Analysis of Interference with Contract
In addressing the claim of interference with contract, the court found that the Spahis had identified specific contracts and economic relationships that the Isens disrupted through their actions. The court noted that the Spahis had alleged that derogatory statements made by the Isens caused five tenants to terminate their leases and disrupted a potential sale of one of their units. Although the trial court suggested that the allegations were vague, the appellate court determined that the Spahis had sufficiently articulated their claims. The court emphasized that even if the Spahis grouped multiple instances of alleged interference into a single count, this did not render the claims uncertain. Each instance involved different contracts and rights, which supported the Spahis' assertions of interference, thus allowing this claim to also survive the demurrer.
Examination of Interference with Prospective Economic Advantage
The court also examined the claim for interference with prospective economic advantage, focusing on the elements required to establish such a claim. It noted that the Spahis had alleged that the Isens made false statements that caused existing tenants to leave and discouraged potential buyers from purchasing their units. The court affirmed that the Spahis had adequately identified the independent wrongful conduct, which was the same false statements supporting their claims for trade libel and defamation. The court established that such conduct could indeed interfere with economic relationships, thereby satisfying the necessary elements for the claim. The appellate court's decision effectively allowed the Spahis to pursue this claim, reinforcing the interconnected nature of defamation, trade libel, and economic interference in this context.

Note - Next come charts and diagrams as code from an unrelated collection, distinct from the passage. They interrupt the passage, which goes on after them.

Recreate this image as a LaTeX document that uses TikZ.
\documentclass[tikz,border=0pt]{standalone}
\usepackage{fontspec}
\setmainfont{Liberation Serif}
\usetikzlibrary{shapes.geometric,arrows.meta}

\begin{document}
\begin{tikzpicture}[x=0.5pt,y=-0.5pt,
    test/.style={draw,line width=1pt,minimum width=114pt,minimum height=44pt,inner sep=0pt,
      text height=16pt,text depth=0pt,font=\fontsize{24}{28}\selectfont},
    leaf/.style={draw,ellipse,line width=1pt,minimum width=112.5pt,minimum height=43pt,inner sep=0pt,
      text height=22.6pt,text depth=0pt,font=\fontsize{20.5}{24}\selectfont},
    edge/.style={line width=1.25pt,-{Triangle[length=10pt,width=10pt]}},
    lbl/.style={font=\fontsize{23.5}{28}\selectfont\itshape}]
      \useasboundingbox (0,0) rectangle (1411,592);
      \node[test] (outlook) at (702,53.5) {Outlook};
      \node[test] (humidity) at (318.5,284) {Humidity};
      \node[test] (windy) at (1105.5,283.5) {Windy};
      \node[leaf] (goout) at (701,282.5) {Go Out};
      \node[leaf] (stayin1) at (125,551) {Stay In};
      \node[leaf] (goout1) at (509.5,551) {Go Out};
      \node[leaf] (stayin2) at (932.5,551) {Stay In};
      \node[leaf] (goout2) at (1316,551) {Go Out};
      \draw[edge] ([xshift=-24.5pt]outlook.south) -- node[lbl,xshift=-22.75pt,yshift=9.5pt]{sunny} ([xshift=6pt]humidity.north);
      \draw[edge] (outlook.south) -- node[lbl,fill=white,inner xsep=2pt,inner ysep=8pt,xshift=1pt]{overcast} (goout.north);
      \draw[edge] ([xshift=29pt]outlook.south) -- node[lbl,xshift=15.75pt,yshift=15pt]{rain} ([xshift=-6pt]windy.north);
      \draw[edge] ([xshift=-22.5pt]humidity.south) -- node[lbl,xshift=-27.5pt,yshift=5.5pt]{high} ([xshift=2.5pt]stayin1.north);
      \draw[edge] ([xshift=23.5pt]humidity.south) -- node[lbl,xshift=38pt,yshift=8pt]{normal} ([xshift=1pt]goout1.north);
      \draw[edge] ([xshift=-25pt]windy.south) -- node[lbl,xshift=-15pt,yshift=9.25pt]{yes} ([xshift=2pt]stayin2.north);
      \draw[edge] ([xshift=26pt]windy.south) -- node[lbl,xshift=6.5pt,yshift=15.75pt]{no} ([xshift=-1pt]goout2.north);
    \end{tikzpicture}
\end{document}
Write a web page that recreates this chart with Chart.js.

Conclusion on Breach of Contract
The appellate court concluded that the trial court's dismissal of the breach of contract claim was appropriate. The court explained that a plaintiff must demonstrate that they are intended beneficiaries of a contract to enforce its terms. In this case, the Spahis argued they were intended beneficiaries of the proprietary lease between the Isens and the Ocean Towers Housing Corporation. However, the appellate court found that the language of the lease did not express an intention to benefit the Spahis specifically. The court pointed out that while the Spahis may have benefitted incidentally, this alone was insufficient to confer standing as intended beneficiaries. Thus, the appellate court upheld the dismissal of the breach of contract claim, emphasizing the necessity of clear intent in contract law.